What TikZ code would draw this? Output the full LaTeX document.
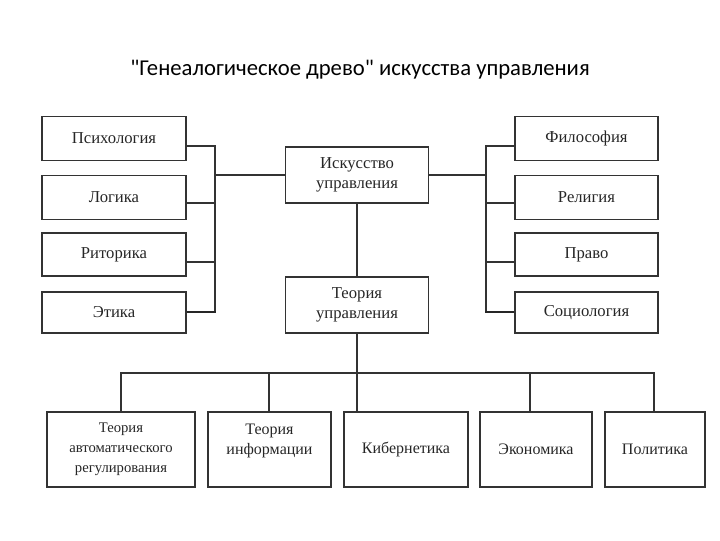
\documentclass[tikz,border=0pt]{standalone}
\usepackage{fontspec}
\setmainfont{Liberation Serif}
\newfontfamily\titlefont{Carlito}
\begin{document}
\begin{tikzpicture}[x=0.75pt,y=-0.75pt,
  box/.style={draw=black!80,line width=1.1pt,rectangle,inner sep=0pt,align=center,font=\fontsize{12.5}{15}\selectfont,text=black!85},
  ln/.style={draw=black!80,line width=1.1pt}]
\useasboundingbox (0,0) rectangle (720,540);
\node[font=\titlefont\fontsize{17}{20}\selectfont] (title) at (360,70) {"Генеалогическое древо" искусства управления};
% left
\node[box,minimum width=108pt,minimum height=33pt] (psy) at (114,138.5) {Психология};
\node[box,minimum width=108pt,minimum height=33pt] (log) at (114,197.5) {Логика};
\node[box,minimum width=108pt,minimum height=32pt] (rit) at (114,254.5) {Риторика};
\node[box,minimum width=108pt,minimum height=31pt] (eth) at (114,312.5) {Этика};
% right
\node[box,minimum width=107pt,minimum height=33pt] (phi) at (586.5,138.5) {Философия};
\node[box,minimum width=107pt,minimum height=33pt] (rel) at (586.5,197.5) {Религия};
\node[box,minimum width=107pt,minimum height=32pt] (law) at (586.5,254.5) {Право};
\node[box,minimum width=107pt,minimum height=31pt] (soc) at (586.5,312.5) {Социология};
% center
\node[box,minimum width=107pt,minimum height=42pt] (art) at (357,175) {Искусство\\управления};
\node[box,minimum width=107pt,minimum height=42pt] (the) at (357,305) {Теория\\управления};
% bottom
\node[box,minimum width=111pt,minimum height=56pt,font=\fontsize{11}{15}\selectfont] (b1) at (121,449.5) {Теория\\автоматического\\регулирования};
\node[box,minimum width=92pt,minimum height=56pt,font=\fontsize{12}{15}\selectfont] (b2) at (269.5,449.5) {Теория\\информации\\\mbox{}};
\node[box,minimum width=93pt,minimum height=56pt,font=\fontsize{12}{15}\selectfont] (b3) at (406,449.5) {Кибернетика};
\node[box,minimum width=84pt,minimum height=56pt,font=\fontsize{12}{15}\selectfont] (b4) at (536,449.5) {Экономика};
\node[box,minimum width=75pt,minimum height=56pt,font=\fontsize{12}{15}\selectfont] (b5) at (655,449.5) {Политика};
% coordinates
\coordinate (lv) at (215,146);
\coordinate (rv) at (486,146);
\coordinate (hb) at (357,373);
% left tree
\draw[ln] (psy.east |- lv) -- (lv) -- (215,312);
\draw[ln] (log.east |- 0,203) -- (215,203);
\draw[ln] (rit.east |- 0,262) -- (215,262);
\draw[line width=2pt,black!85] (eth.east |- 0,312) -- (216,312);
\draw[ln] (215,175) -- (art.west);
% right tree
\draw[ln] (phi.west |- rv) -- (rv) -- (486,312);
\draw[ln] (rel.west |- 0,203) -- (486,203);
\draw[ln] (law.west |- 0,262) -- (486,262);
\draw[line width=2pt,black!85] (soc.west |- 0,312) -- (485,312);
\draw[ln] (art.east) -- (486,175);
% center
\draw[ln] (art.south) -- (the.north);
\draw[ln] (the.south) -- (hb);
\draw[ln] (121,412) -- (121,373) -- (654,373) -- (654,412);
\draw[ln] (269,373) -- (269,412);
\draw[ln] (hb) -- (357,412);
\draw[ln] (530,373) -- (530,412);
\end{tikzpicture}
\end{document}
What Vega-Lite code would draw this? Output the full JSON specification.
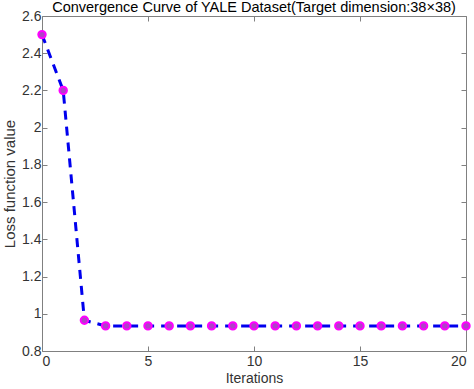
{
  "$schema": "https://vega.github.io/schema/vega-lite/v6.json",
  "width": 424,
  "height": 335,
  "autosize": {"type": "none"},
  "padding": {"left": 42, "top": 16, "right": 8, "bottom": 38},
  "background": "white",
  "config": {
    "font": "Liberation Sans",
    "view": {"stroke": "#808080", "strokeWidth": 1},
    "axis": {"grid": false, "domain": false, "tickColor": "#808080", "labelColor": "#333333", "labelFontSize": 14, "titleFontSize": 14, "titleFontWeight": "normal", "titleColor": "#333333", "tickSize": -5}
  },
  "title": {"text": "Convergence Curve of YALE Dataset(Target dimension:38×38)", "fontSize": 14.5, "fontWeight": "normal", "color": "#000000", "offset": 3, "anchor": "middle", "dy": 9},
  "data": {"values": [
    {"iter": 0, "loss": 2.5},
    {"iter": 1, "loss": 2.2},
    {"iter": 2, "loss": 0.965},
    {"iter": 3, "loss": 0.935},
    {"iter": 4, "loss": 0.935},
    {"iter": 5, "loss": 0.935},
    {"iter": 6, "loss": 0.935},
    {"iter": 7, "loss": 0.935},
    {"iter": 8, "loss": 0.935},
    {"iter": 9, "loss": 0.935},
    {"iter": 10, "loss": 0.935},
    {"iter": 11, "loss": 0.935},
    {"iter": 12, "loss": 0.935},
    {"iter": 13, "loss": 0.935},
    {"iter": 14, "loss": 0.935},
    {"iter": 15, "loss": 0.935},
    {"iter": 16, "loss": 0.935},
    {"iter": 17, "loss": 0.935},
    {"iter": 18, "loss": 0.935},
    {"iter": 19, "loss": 0.935},
    {"iter": 20, "loss": 0.935}
  ]},
  "encoding": {
    "x": {"field": "iter", "type": "quantitative", "scale": {"domain": [0, 20], "nice": false, "zero": false}},
    "y": {"field": "loss", "type": "quantitative", "scale": {"domain": [0.8, 2.6], "nice": false, "zero": false}}
  },
  "layer": [
    {
      "mark": {"type": "line", "color": "#0000ee", "strokeWidth": 3, "strokeDash": [9, 7]},
      "encoding": {
        "x": {"field": "iter", "type": "quantitative", "axis": {"orient": "bottom", "values": [0, 5, 10, 15, 20], "title": "Iterations", "titlePadding": 3, "labelPadding": 8}},
        "y": {"field": "loss", "type": "quantitative", "axis": {"orient": "left", "values": [0.8, 1, 1.2, 1.4, 1.6, 1.8, 2, 2.2, 2.4, 2.6], "format": "~g", "title": "Loss function value", "titleFontSize": 15, "titlePadding": 4, "labelPadding": 6}}
      }
    },
    {
      "mark": {"type": "point", "shape": "circle", "filled": false, "size": 55, "stroke": "#ff00ff", "strokeWidth": 2, "fill": "#b040c8", "fillOpacity": 1},
      "encoding": {
        "x": {"field": "iter", "type": "quantitative", "axis": {"orient": "top", "values": [0, 5, 10, 15, 20], "labels": false, "title": null}},
        "y": {"field": "loss", "type": "quantitative", "axis": {"orient": "right", "values": [0.8, 1, 1.2, 1.4, 1.6, 1.8, 2, 2.2, 2.4, 2.6], "labels": false, "title": null}}
      }
    }
  ],
  "resolve": {"axis": {"x": "independent", "y": "independent"}}
}
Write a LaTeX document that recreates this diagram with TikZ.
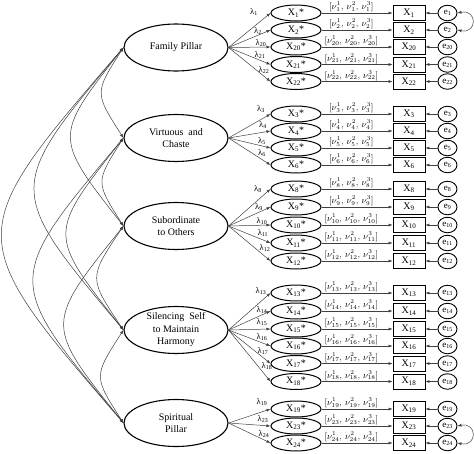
\documentclass[tikz,border=0pt]{standalone}
\usepackage[no-math]{fontspec}
\setmainfont{Liberation Serif}
\usetikzlibrary{arrows.meta,shapes.geometric}
\begin{document}
\begin{tikzpicture}[x=1pt,y=-1pt,
  factor/.style={draw,ellipse,line width=1.1pt,minimum width=104pt,minimum height=47pt,inner xsep=0pt,inner ysep=-4pt,align=center,font=\fontsize{10}{12.5}\selectfont},
  ind/.style={draw,ellipse,line width=1pt,minimum width=50pt,minimum height=16pt,inner sep=0pt,font=\fontsize{10}{11}\selectfont},
  obs/.style={draw,rectangle,line width=0.9pt,minimum width=32pt,minimum height=15pt,inner sep=0pt,font=\fontsize{10}{11}\selectfont},
  err/.style={draw,ellipse,line width=0.9pt,minimum width=19pt,minimum height=15.5pt,inner sep=0pt,font=\fontsize{9}{10}\selectfont},
  lam/.style={inner sep=0pt,font=\fontsize{8.5}{9}\selectfont},
  nu/.style={above,pos=0.42,inner sep=1pt,font=\fontsize{9}{10}\selectfont},
  arr/.style={draw=black!75,line width=0.5pt,-{Latex[length=4pt,width=3pt]}},
  darr/.style={draw=black!75,line width=0.5pt,{Latex[length=4pt,width=3pt]}-{Latex[length=4pt,width=3pt]}}
]
\useasboundingbox (0,0) rectangle (474,453);
% factors
\node[factor] (F) at (176,47.5) {Family Pillar};
\node[factor] (V) at (176,138) {Virtuous\ \ and\\Chaste};
\node[factor] (S) at (176,226) {Subordinate\\to Others};
\node[factor] (H) at (176,330) {Silencing\ \ Self\\to Maintain\\Harmony};
\node[factor] (P) at (176,423) {Spiritual\\Pillar};
% indicators
\foreach \i/\r/\lx/\ly/\f in {1/13/254/12/F, 2/30/258/31/F, 20/47/261/43/F, 21/64.5/260/55/F, 22/81.5/264/70/F,
  3/114/261/109/V, 4/131/263/125/V, 5/148/262/141/V, 6/165/262/153/V,
  8/189/258/189/S, 9/207/259/207/S, 10/225/262/221/S, 11/243/263/233/S, 12/261/265/248/S,
  13/293/261/291/H, 14/311/262/310/H, 15/329/262/322/H, 16/346/262/337/H, 17/363.5/263/351/H, 18/381.5/267/366/H,
  19/409/262/402/P, 23/426/263/419/P, 24/443/264/434/P}{
  \node[ind] (xs\i) at (296,\r) {X\textsubscript{\i}*};
  \node[obs] (x\i) at (409,\r) {X\textsubscript{\i}};
  \node[err] (e\i) at (447.5,\r) {e\textsubscript{\i}};
  \draw[arr] (\f.east) -- (xs\i.west);
  \node[lam] (l\i) at (\lx,\ly) {λ\textsubscript{\i}};
  \draw[arr] (xs\i.east) -- node[nu] {$[\nu^{1}_{\i},\,\nu^{2}_{\i},\,\nu^{3}_{\i}]$} (x\i.west);
  \draw[arr] (e\i.west) -- (x\i.east);
}
% error covariances
\draw[darr] (e1.east) .. controls +(20,-4) and +(20,4) .. (e2.east);
\draw[darr] (e23.east) .. controls +(20,-4) and +(20,4) .. (e24.east);
% factor correlations
\foreach \a/\b/\c/\h in {F/V/29/45.25, F/S/70/89.25, F/H/118.5/141.25, F/P/162/187.75,
  V/S/28/44, V/H/76/96, V/P/120/142.5, S/H/35/52, S/P/79/98.5, H/P/30/46.5}{
  \draw[darr] (\a.west) .. controls +(-\c,\h) and +(-\c,-\h) .. (\b.west);
}
\end{tikzpicture}
\end{document}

= Given request =
Each line of the material above either contains the word "code" or does not; state how many do, and nothing else.

= Problem solution =
2